We mark the 50th Earth Day under quarantine as we endeavor to slow the spread of the novel coronavirus that causes COVID-19. It might be more pleasurable to spend the day admiring natural beauty, politically organizing or perhaps even picking up trash.

But our circumstances are also strangely fitting. The first Earth Day was marked with a protest march that drew a tenth of the entire U.S. population, but the original plan was a teach-in. Our current situation presents a number of lessons we can learn about our relationship with the planet’s natural systems from the ongoing pandemic.

Pandemics are among the challenges that health advocates have warned would come as a result of climate change. As IGHS affiliate Jonna Mazet’s work has shown, the destruction of natural ecosystems has laid the groundwork for viruses, including the coronaviruses that cause SARS, MERS and COVID-19, to jump from animals into humans. The rate of novel viruses has grown faster as the environment has become dangerously imperiled. Existing tropical viruses are also expanding their reach.

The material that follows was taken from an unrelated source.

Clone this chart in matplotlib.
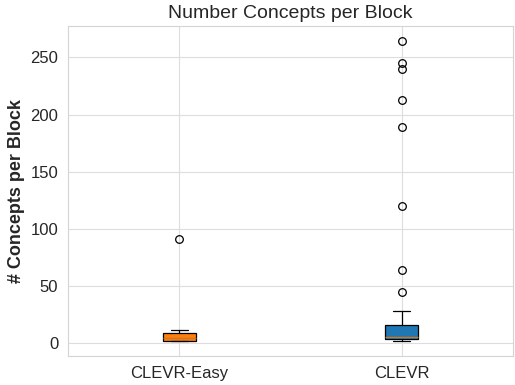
import matplotlib

matplotlib.use("Agg")
import matplotlib.pyplot as plt
import seaborn as sns

datasets = ["CLEVR-Easy", "CLEVR"]
box_colors = ["#ff7f0e", "#1f77b4"]

# per-dataset summary statistics of concepts per block
medians = [4.5, 5.2]
q1 = [1.7, 3.5]
q3 = [8.7, 15.7]
whisker_low = [1.7, 1.7]
whisker_high = [11.4, 28.0]
outliers = [
    [91.0],
    [264.0, 245.0, 240.0, 213.0, 189.0, 120.0, 64.0, 45.0],
]

sns.set_style("whitegrid", {"grid.color": "#dddddd", "axes.edgecolor": "#d4d4d4"})
plt.rcParams["font.family"] = ["Liberation Sans", "DejaVu Sans"]

stats = []
for i, name in enumerate(datasets):
    stats.append(
        {
            "label": name,
            "med": medians[i],
            "q1": q1[i],
            "q3": q3[i],
            "whislo": whisker_low[i],
            "whishi": whisker_high[i],
            "fliers": outliers[i],
        }
    )

fig = plt.figure(figsize=(5.15, 3.85), dpi=100)
ax = fig.add_axes([0.132, 0.075, 0.864, 0.857])
line_kw = {"color": "black", "linewidth": 0.9}
bp = ax.bxp(
    stats,
    widths=0.15,
    patch_artist=True,
    medianprops={"color": "#c8782a", "linewidth": 1.0},
    whiskerprops=line_kw,
    capprops=line_kw,
    boxprops={"linewidth": 0.9},
    flierprops={
        "marker": "o",
        "markerfacecolor": "none",
        "markeredgecolor": "black",
        "markersize": 5.5,
        "markeredgewidth": 0.9,
    },
)
for patch, color in zip(bp["boxes"], box_colors):
    patch.set_facecolor(color)
    patch.set_edgecolor("black")

ax.set_title("Number Concepts per Block", fontsize=14)
ax.set_ylabel("# Concepts per Block", fontsize=13, fontweight="bold")
ax.tick_params(axis="both", labelsize=12)
ax.set_xlim(0.5, 2.5)
ax.set_ylim(-11.4, 277.3)

fig.savefig("out.png", dpi=100)
plt.close(fig)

Uplifting images of wild animals reclaiming urban spaces and cleaner air providing exquisite views of the Himalayas have highlighted how quickly the natural world can begin to heal.

But climate advocates like IGHS’s Naomi Beyeler, MPH, who is helping drive UCSF’s response to the health effects of climate change, have taken note of how quickly governments, civic society, businesses and individuals can act to protect public health.

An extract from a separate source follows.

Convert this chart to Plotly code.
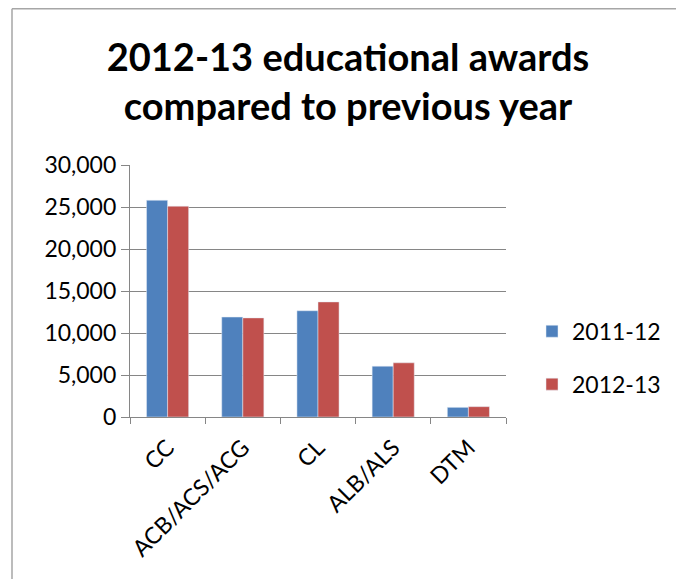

“This pandemic and the rapidness of the response has shown the capacity of governments and societies to take ambitious action in the name of health and to be innovative quickly – being able to say that public health is important enough to us to make real change,” Beyeler said.

“We need to take advantage of this break to build back in a way that’s different,” Beyeler insisted. Shifts toward greener forms of energy, transportation and industry would not impose the kind of economic devastation COVID-19 has.

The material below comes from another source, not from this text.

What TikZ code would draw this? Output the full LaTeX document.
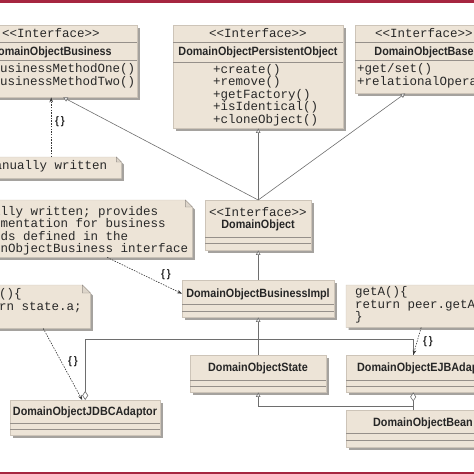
\documentclass[tikz,border=0pt]{standalone}
\usepackage{fontspec}
\setmonofont{Liberation Mono}
\newfontfamily\umlfont[FakeStretch=0.9]{Liberation Sans}
\usetikzlibrary{arrows.meta,shadows}

\definecolor{boxfill}{RGB}{237,228,215}
\definecolor{boxedge}{RGB}{205,196,184}
\definecolor{sepline}{RGB}{150,144,138}
\definecolor{shade}{RGB}{165,162,158}
\definecolor{wire}{RGB}{110,110,110}
\definecolor{depwire}{RGB}{55,55,55}
\definecolor{ink}{RGB}{40,40,40}
\definecolor{band}{RGB}{166,38,64}

\begin{document}
\begin{tikzpicture}[x=1pt, y=-1pt]
\tikzstyle{every node}=[inner sep=0pt]
\tikzstyle{cls}=[rectangle, anchor=north west, fill=boxfill, draw=boxedge, line width=0.4pt, drop shadow={shadow xshift=2.5pt, shadow yshift=-2.5pt, fill=shade, opacity=1}]
\tikzstyle{notebox}=[rectangle, anchor=north west]
\tikzstyle{notefill}=[fill=boxfill, draw=boxedge, line width=0.4pt, drop shadow={shadow xshift=2.5pt, shadow yshift=-2.5pt, fill=shade, opacity=1}]
\tikzstyle{fold}=[fill=boxfill!85!gray, draw=sepline, line width=0.4pt]
\tikzstyle{sep}=[draw=sepline, line width=0.7pt]
\tikzstyle{mono}=[font=\ttfamily\fontsize{12.5pt}{12.5pt}\selectfont, text=ink, align=left]
\tikzstyle{cname}=[font=\umlfont\bfseries\fontsize{12pt}{12pt}\selectfont, text=black!85, text height=8.8pt, text depth=0pt]
\tikzstyle{brace}=[font=\umlfont\bfseries\fontsize{11pt}{11pt}\selectfont, text=black!85]
\tikzstyle{gen}=[draw=wire, line width=0.6pt, -{Triangle[open, length=4.5pt, width=4.5pt, fill=white]}]
\tikzstyle{dep}=[draw=depwire, line width=0.6pt, dash pattern=on 1.5pt off 1.2pt, -{Stealth[length=5pt, width=3.6pt]}]
\tikzstyle{agg}=[draw=wire, line width=0.6pt, {Diamond[open, length=9pt, width=6pt, fill=white]}-]

\useasboundingbox (0,0) rectangle (474,474);
\clip (0,0) rectangle (474,474);

\fill[band] (0,0) rectangle (474,2.5);
\fill[band] (0,471.5) rectangle (474,474);

% interfaces
\node[cls, minimum width=172pt, minimum height=72pt] (bus) at (-35,25) {};
\draw[sep] (-35,42) -- (137,42);
\draw[sep] (-35,60) -- (137,60);
\node[mono] (bus-st) at (51,33) {<<Interface>>};
\node[cname] (bus-nm) at (51,51) {DomainObjectBusiness};
\node[mono, anchor=west] (bus-op) at (-15,76) {+businessMethodOne()\\+businessMethodTwo()};

\node[cls, minimum width=170pt, minimum height=103pt] (persist) at (173,25) {};
\draw[sep] (173,42) -- (343,42);
\draw[sep] (173,62) -- (343,62);
\node[mono] (persist-st) at (258,33) {<<Interface>>};
\node[cname] (persist-nm) at (258,51) {DomainObjectPersistentObject};
\node[mono, anchor=west] (persist-op) at (213,95) {+create()\\+remove()\\+getFactory()\\+isIdentical()\\+cloneObject()};

\node[cls, minimum width=138pt, minimum height=68pt] (base) at (355,25) {};
\draw[sep] (355,42) -- (493,42);
\draw[sep] (355,60) -- (493,60);
\node[mono] (base-st) at (424,33) {<<Interface>>};
\node[cname] (base-nm) at (424,51) {DomainObjectBase};
\node[mono, anchor=west] (base-op) at (357,76) {+get/set()\\+relationalOperators()};

\node[cls, minimum width=106pt, minimum height=50pt] (dobj) at (205,200) {};
\draw[sep] (205,237) -- (311,237);
\draw[sep] (205,243) -- (311,243);
\node[mono] (dobj-st) at (258,212) {<<Interface>>};
\node[cname] (dobj-nm) at (258,224) {DomainObject};

% classes
\node[cls, minimum width=152pt, minimum height=37pt] (impl) at (182,280) {};
\draw[sep] (182,304) -- (334,304);
\draw[sep] (182,311) -- (334,311);
\node[cname] (impl-nm) at (258,293) {DomainObjectBusinessImpl};

\node[cls, minimum width=136pt, minimum height=37pt] (state) at (190,355) {};
\draw[sep] (190,380) -- (326,380);
\draw[sep] (190,386) -- (326,386);
\node[cname] (state-nm) at (258,367) {DomainObjectState};

\node[cls, minimum width=156pt, minimum height=37pt] (ejb) at (346,355) {};
\draw[sep] (346,380) -- (502,380);
\draw[sep] (346,386) -- (502,386);
\node[cname] (ejb-nm) at (425,367) {DomainObjectEJBAdaptor};

\node[cls, minimum width=156pt, minimum height=37pt] (bean) at (346,410) {};
\draw[sep] (346,433) -- (502,433);
\draw[sep] (346,440) -- (502,440);
\node[cname] (bean-nm) at (423,422) {DomainObjectBean};

\node[cls, minimum width=150pt, minimum height=35pt] (jdbc) at (10,400) {};
\draw[sep] (10,423) -- (160,423);
\draw[sep] (10,429) -- (160,429);
\node[cname] (jdbc-nm) at (85,411) {DomainObjectJDBCAdaptor};

% notes
\node[notebox, minimum width=140pt, minimum height=21pt] (man) at (-19,157) {};
\filldraw[notefill] (man.north west) -- ([xshift=-5pt]man.north east) -- ([yshift=-5pt]man.north east) -- (man.south east) -- (man.south west) -- cycle;
\filldraw[fold] ([xshift=-5pt]man.north east) |- ([yshift=-5pt]man.north east) -- cycle;
\node[mono, anchor=west] (man-tx) at (-13,166) {Manually written};

\node[notebox, minimum width=234pt, minimum height=57pt] (implnote) at (-42,200) {};
\filldraw[notefill] (implnote.north west) -- ([xshift=-7pt]implnote.north east) -- ([yshift=-7pt]implnote.north east) -- (implnote.south east) -- (implnote.south west) -- cycle;
\filldraw[fold] ([xshift=-7pt]implnote.north east) |- ([yshift=-7pt]implnote.north east) -- cycle;
\node[mono, anchor=west] (implnote-tx) at (-37,231) {Manually written; provides\\implementation for business\\methods defined in the\\DomainObjectBusiness interface};

\node[notebox, minimum width=130pt, minimum height=43pt] (statenote) at (-40,285) {};
\filldraw[notefill] (statenote.north west) -- ([xshift=-8pt]statenote.north east) -- ([yshift=-8pt]statenote.north east) -- (statenote.south east) -- (statenote.south west) -- cycle;
\filldraw[fold] ([xshift=-8pt]statenote.north east) |- ([yshift=-8pt]statenote.north east) -- cycle;
\node[mono, anchor=west] (statenote-tx) at (-31,307) {getA()\{\\return state.a;\\\}};

\node[notebox, minimum width=160pt, minimum height=42pt] (peernote) at (346,285) {};
\filldraw[notefill] (peernote.north west) -- ([xshift=-7pt]peernote.north east) -- ([yshift=-7pt]peernote.north east) -- (peernote.south east) -- (peernote.south west) -- cycle;
\filldraw[fold] ([xshift=-7pt]peernote.north east) |- ([yshift=-7pt]peernote.north east) -- cycle;
\node[mono, anchor=west] (peernote-tx) at (355,305) {getA()\{\\return peer.getA();\\\}};

% connectors
\draw[gen] (dobj.north) -- ([xshift=12pt]bus.south);
\draw[gen] (dobj.north) -- (persist.south);
\draw[gen] (dobj.north) -- ([xshift=-19pt]base.south);
\draw[dep] (man.north) -- (bus.south);
\node[brace] (br-man) at (60,122) {\{\,\}};
\draw[dep] ([xshift=32pt]implnote.south) -- ([yshift=5pt]impl.west);
\node[brace] (br-impl) at (166,275) {\{\,\}};
\draw[gen] (impl.north) -- (dobj.south);
\draw[gen] (state.north) -- (impl.south);
\draw[dep] ([xshift=18pt]statenote.south) -- ([xshift=-3pt]jdbc.north);
\node[brace] (br-jdbc) at (73,362) {\{\,\}};
\draw[agg] (jdbc.north) -- ++(0,-61) -| ([xshift=-11pt]ejb.north);
\draw[dep] ([xshift=-5pt]peernote.south) -- ([xshift=-11pt]ejb.north);
\node[brace] (br-ejb) at (428,342) {\{\,\}};
\draw[agg] ([xshift=-11pt]ejb.south) -- ([xshift=-11pt]bean.north);
\draw[gen] ([xshift=-11pt]bean.north) -- ++(0,-4) -| (state.south);
\end{tikzpicture}
\end{document}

“These are smart investments because they protect health and can bolster our economy,” Beyeler said.

IGHS was among the public health and medical organizations that wrote to Congress asking that the COVID-19 relief provisions include support for cleaner energy.

At the local level, some public health efforts have found common ground with environmental improvements. For instance, Oakland is moving ahead with efforts to devote 10 percent of its streets to pedestrian and bike traffic. More space will allow people to exercise while practicing social distancing. But as COVID-19 has taken over public life and captured national attention the federal government has quietly repealed several major environmental regulations.

And yet the pandemic’s clearest lesson, most U.S. health policy experts agree, is the high cost of low investment in public health. Public health departments find themselves lacking in staff and other resources to do the work that containing the COVID-19 outbreak requires. The outbreak and climate change both disproportionately affect low-income communities of color, who have been made vulnerable by structural racism and historic disinvestment.

For Beyeler, bolstering preparedness in public health is perhaps the most important part of bracing for climate change. After all, we will continue to face heat waves, wildfires, and other climate impacts as COVID-19 spreads: We will have to find ways to protect health from these overlapping threats. Cities and states will have to find ways to shelter to those displaced without risking large-scale outbreaks of COVID-19.

There will likely be an uptick in public health investment over the next few years, just as there was a spate of spending on law enforcement and national security after September 11. Beyeler and others who see climate change as a health issue just want to make sure some of it goes to creating health systems worldwide that can handle more surprises.